## Data section
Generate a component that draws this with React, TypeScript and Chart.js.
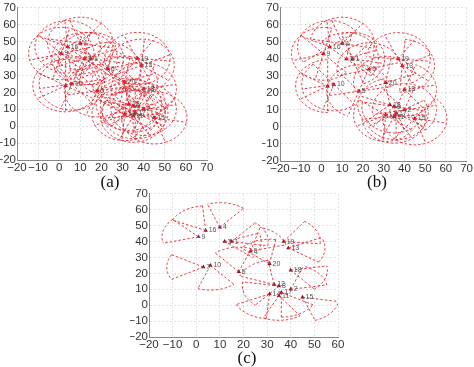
import React, { useEffect, useRef } from "react";
import { Chart, registerables } from "chart.js";
Chart.register(...registerables);

// Sensor nodes (same positions in all three panels)
const SENSOR_LABELS = ["1", "2", "3", "4", "5", "6", "7", "8", "9", "10", "11", "12", "13", "14", "15", "16", "17", "18", "19", "20"];
const SENSOR_X = [15, 40, 12, 10, 18, 23, 3, 35, 1, 6, 35, 33, 39, 31, 45, 4, 36, 40, 37, 31];
const SENSOR_Y = [40, 10, 40, 49, 21, 34, 24, 12, 43, 25, 6, 13, 36, 7, 5, 47, 8, 22, 40, 26];
// working direction (deg) of each sensor in panel (c)
const SENSOR_DIR = [20, 40, 350, 80, 100, 45, 180, 200, 165, 280, 275, 130, 355, 235, 320, 125, 300, 340, 25, 110];
const SENSING_RADIUS = 15.5;
const SECTOR_ANGLE = 60;

// sectors (first, last) relative to working direction, in units of SECTOR_ANGLE, drawn per panel
const SECTORS_A = SENSOR_LABELS.map(() => [0, 5]);
const SECTORS_B = [
  [-1, 1], [-1, 2], [0, 2], [-1, 1], [-1, 2], [0, 2], [-1, 1], [0, 2],
  [-1, 2], [-2, 0], [-1, 1], [0, 1], [-1, 1], [-1, 1], [-2, 1], [-1, 1],
  [-1, 1], [-1, 1], [-1, 2], [-1, 1],
];
const SECTORS_C = SENSOR_LABELS.map(() => [0, 0]);

const X_TICKS_AB = [-20, -10, 0, 10, 20, 30, 40, 50, 60, 70];
const X_TICKS_C = [-20, -10, 0, 10, 20, 30, 40, 50, 60];
const Y_TICKS = [-20, -10, 0, 10, 20, 30, 40, 50, 60, 70];

const RED = "rgba(226,38,48,0.9)";
const MARKER = "#7a1426";

function arcPath(i: number, a0: number, a1: number) {
  const cx = SENSOR_X[i];
  const cy = SENSOR_Y[i];
  const pts: { x: number; y: number }[] = [];
  for (let a = a0; a <= a1 + 0.001; a += 3) {
    const r = (a * Math.PI) / 180;
    pts.push({ x: cx + SENSING_RADIUS * Math.cos(r), y: cy + SENSING_RADIUS * Math.sin(r) });
  }
  return pts;
}
function radialPath(i: number, a: number) {
  const r = (a * Math.PI) / 180;
  return [
    { x: SENSOR_X[i], y: SENSOR_Y[i] },
    { x: SENSOR_X[i] + SENSING_RADIUS * Math.cos(r), y: SENSOR_Y[i] + SENSING_RADIUS * Math.sin(r) },
  ];
}

const labelPlugin = {
  id: "sensorLabels",
  afterDatasetsDraw(chart: any) {
    const ctx = chart.ctx;
    const idx = chart.data.datasets.length - 1;
    const meta = chart.getDatasetMeta(idx);
    ctx.save();
    ctx.font = "7px 'Liberation Sans', Arial, sans-serif";
    ctx.fillStyle = "#555";
    ctx.textBaseline = "middle";
    meta.data.forEach((el: any, j: number) => {
      ctx.fillText(SENSOR_LABELS[j], el.x + 3, el.y);
    });
    ctx.restore();
  },
};

type PanelProps = {
  left: number; top: number; width: number; height: number;
  yAxisWidth: number; xAxisHeight: number; padTop: number; padRight: number;
  xTicks: number[]; sectors: number[][]; markerColors: string[];
};

function Panel(p: PanelProps) {
  const ref = useRef<HTMLCanvasElement>(null);
  useEffect(() => {
    const datasets: any[] = [];
    const lineStyle = {
      showLine: true,
      borderColor: RED,
      borderWidth: 1,
      borderDash: [2.5, 2],
      pointRadius: 0,
      fill: false,
    };
    p.sectors.forEach(([k0, k1], i) => {
      const a0 = SENSOR_DIR[i] + k0 * SECTOR_ANGLE - SECTOR_ANGLE / 2;
      const a1 = SENSOR_DIR[i] + k1 * SECTOR_ANGLE + SECTOR_ANGLE / 2;
      datasets.push({ ...lineStyle, data: arcPath(i, a0, a1) });
      const full = a1 - a0 >= 359;
      const nRad = full ? k1 - k0 + 1 : k1 - k0 + 2;
      for (let j = 0; j < nRad; j++) {
        datasets.push({ ...lineStyle, data: radialPath(i, a0 + j * SECTOR_ANGLE) });
      }
    });
    datasets.push({
      data: SENSOR_X.map((x, i) => ({ x, y: SENSOR_Y[i] })),
      pointStyle: "triangle",
      pointRadius: 2.5,
      backgroundColor: p.markerColors,
      borderColor: p.markerColors,
      borderWidth: 0,
      showLine: false,
    });
    const tickFont = { family: "'Liberation Sans', Arial, sans-serif", size: 11.5 };
    const fmt = (v: any) => String(v).replace("-", "\u2212");
    const chart = new Chart(ref.current as HTMLCanvasElement, {
      type: "scatter",
      data: { datasets },
      options: {
        animation: false,
        responsive: false,
        devicePixelRatio: 1,
        layout: { padding: { top: p.padTop, right: p.padRight, left: 0, bottom: 0 } },
        plugins: { legend: { display: false }, tooltip: { enabled: false } },
        scales: {
          x: {
            type: "linear",
            min: p.xTicks[0],
            max: p.xTicks[p.xTicks.length - 1],
            afterBuildTicks: (s: any) => { s.ticks = p.xTicks.map((v) => ({ value: v })); },
            afterFit: (s: any) => { s.height = p.xAxisHeight; },
            ticks: { font: tickFont, color: "#333", padding: 1, callback: fmt, maxRotation: 0, autoSkip: false },
            grid: { color: "#e2e2e2", drawTicks: false },
            border: { display: true, color: "#888", dash: [2, 2] },
          },
          y: {
            type: "linear",
            min: Y_TICKS[0],
            max: Y_TICKS[Y_TICKS.length - 1],
            afterBuildTicks: (s: any) => { s.ticks = Y_TICKS.map((v) => ({ value: v })); },
            afterFit: (s: any) => { s.width = p.yAxisWidth; },
            ticks: { font: tickFont, color: "#333", padding: 1, callback: fmt, autoSkip: false },
            grid: { color: "#e2e2e2", drawTicks: false },
            border: { display: true, color: "#888", dash: [2, 2] },
          },
        },
      } as any,
      plugins: [labelPlugin],
    });
    return () => chart.destroy();
  }, []);
  return (
    <canvas
      ref={ref}
      width={p.width}
      height={p.height}
      style={{ position: "absolute", left: p.left, top: p.top, width: p.width, height: p.height }}
    />
  );
}

const captionStyle: React.CSSProperties = {
  position: "absolute",
  fontFamily: "'Liberation Serif', 'Times New Roman', serif",
  fontSize: 17,
  color: "#111",
  transform: "translate(-50%, -50%)",
  whiteSpace: "nowrap",
};

export default function App() {
  const red = SENSOR_LABELS.map(() => MARKER);
  const cColors = SENSOR_LABELS.map((l) => (l === "9" ? "#2a5fa8" : MARKER));
  return (
    <div style={{ position: "fixed", left: 0, top: 0, width: 474, height: 367, background: "#fff", overflow: "hidden" }}>
      <Panel left={0} top={0} width={215} height={175} yAxisWidth={17} xAxisHeight={15} padTop={5} padRight={8}
        xTicks={X_TICKS_AB} sectors={SECTORS_A} markerColors={red} />
      <Panel left={262} top={0} width={212} height={175} yAxisWidth={18} xAxisHeight={14} padTop={5} padRight={7}
        xTicks={X_TICKS_AB} sectors={SECTORS_B} markerColors={red} />
      <Panel left={130} top={186} width={220} height={168} yAxisWidth={19} xAxisHeight={17} padTop={5} padRight={12}
        xTicks={X_TICKS_C} sectors={SECTORS_C} markerColors={cColors} />
      <div style={{ ...captionStyle, left: 110, top: 182 }}>(a)</div>
      <div style={{ ...captionStyle, left: 377, top: 182 }}>(b)</div>
      <div style={{ ...captionStyle, left: 247, top: 358 }}>(c)</div>
    </div>
  );
}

## Task statement
Where a line holds the string "React", copy that line.

## Answer to this task
Generate a component that draws this with React, TypeScript and Chart.js.
import React, { useEffect, useRef } from "react";
const captionStyle: React.CSSProperties = {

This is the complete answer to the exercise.